Secondo Minxin Pei del Claremont McKenna College gli altri Paesi hanno tre alternative di fronte all’espandersi del raggio d’azione della Cina: sottomettersi all’espansionismo economico e strategico cinese, formare partnership con la Cina a margine delle tradizionali alleanze politiche, oppure creare un’alleanza per contenere la Cina. Le altre due potenze economiche asiatiche, l’India e il Giappone, sono per il terzo approccio. Riuscendo a «dimostrare di essere disposte a sostenere i costi del mantenimento dell’equilibrio dei poteri nella regione», Pei scrive, saranno in grado di «evitare l’avvento di un’Asia sino-centrica».
Secondo Pei, il primo ministro giapponese Shinzo Abe è un ottimo esempio di leader che mette in discussione l’idea comune che la presidenza di Trump segnerà l’avvento dell’egemonia cinese. Lanciando un’iniziativa per resuscitare l’accordo Tpp, che Trump ha abbandonato subito dopo aver assunto l’incarico, Abe sta preparando la strada per un futuro alternativo. Pei sottolinea che, se gli altri 11 Paesi firmatari dell’accordo riusciranno a formare un nuovo blocco del libero commercio, la somma dei loro rispettivi Pil arriverà quasi a eguagliare quello della Cina. Inoltre, egli prevede che altri Paesi, come «la Corea del Sud e l’Indonesia potrebbero essere tentati di aderirvi» se un simile progetto dovesse decollare.

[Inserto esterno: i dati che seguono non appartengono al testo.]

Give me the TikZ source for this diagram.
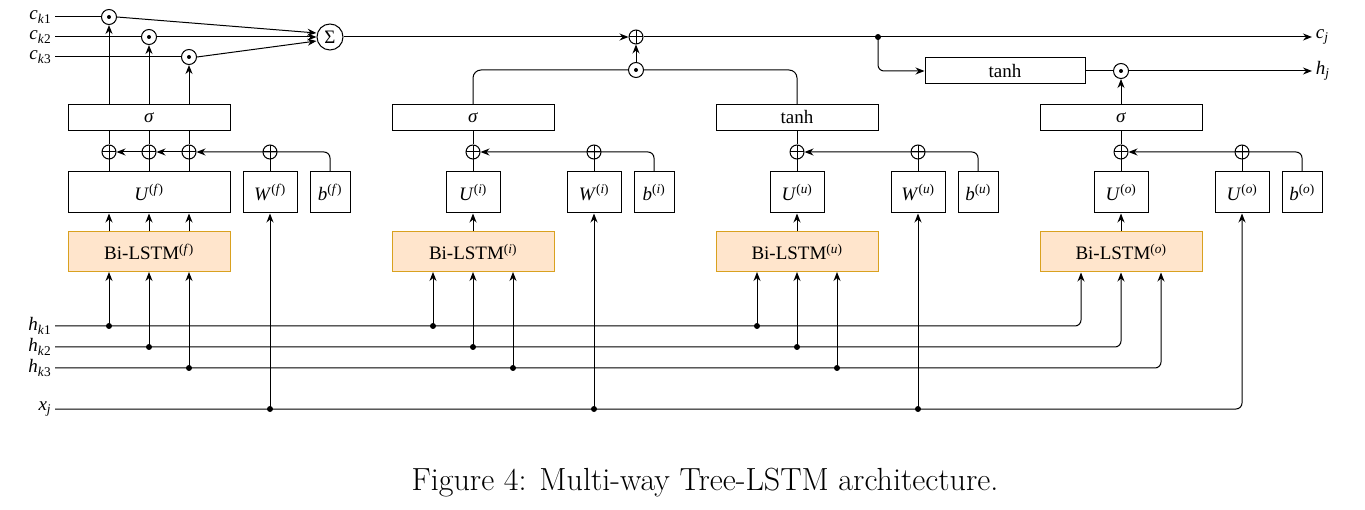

Nel corso della campagna presidenziale 2016, Trump ha strigliato gli alleati dell’America per la loro eccessiva dipendenza dagli Stati Uniti e perché non si occupano abbastanza dei propri affari economici e di sicurezza. Ma Trump e i suoi sostenitori dovrebbero stare più attenti a ciò che desiderano. Dopo soltanto alcuni mesi di presidenza di Trump, alcuni di questi alleati sembrano voler raccogliere la sua sfida, non perché siano intimiditi dalla sua abilità negoziatrice, ma perché la sua incapacità come leader non lascia loro altra scelta.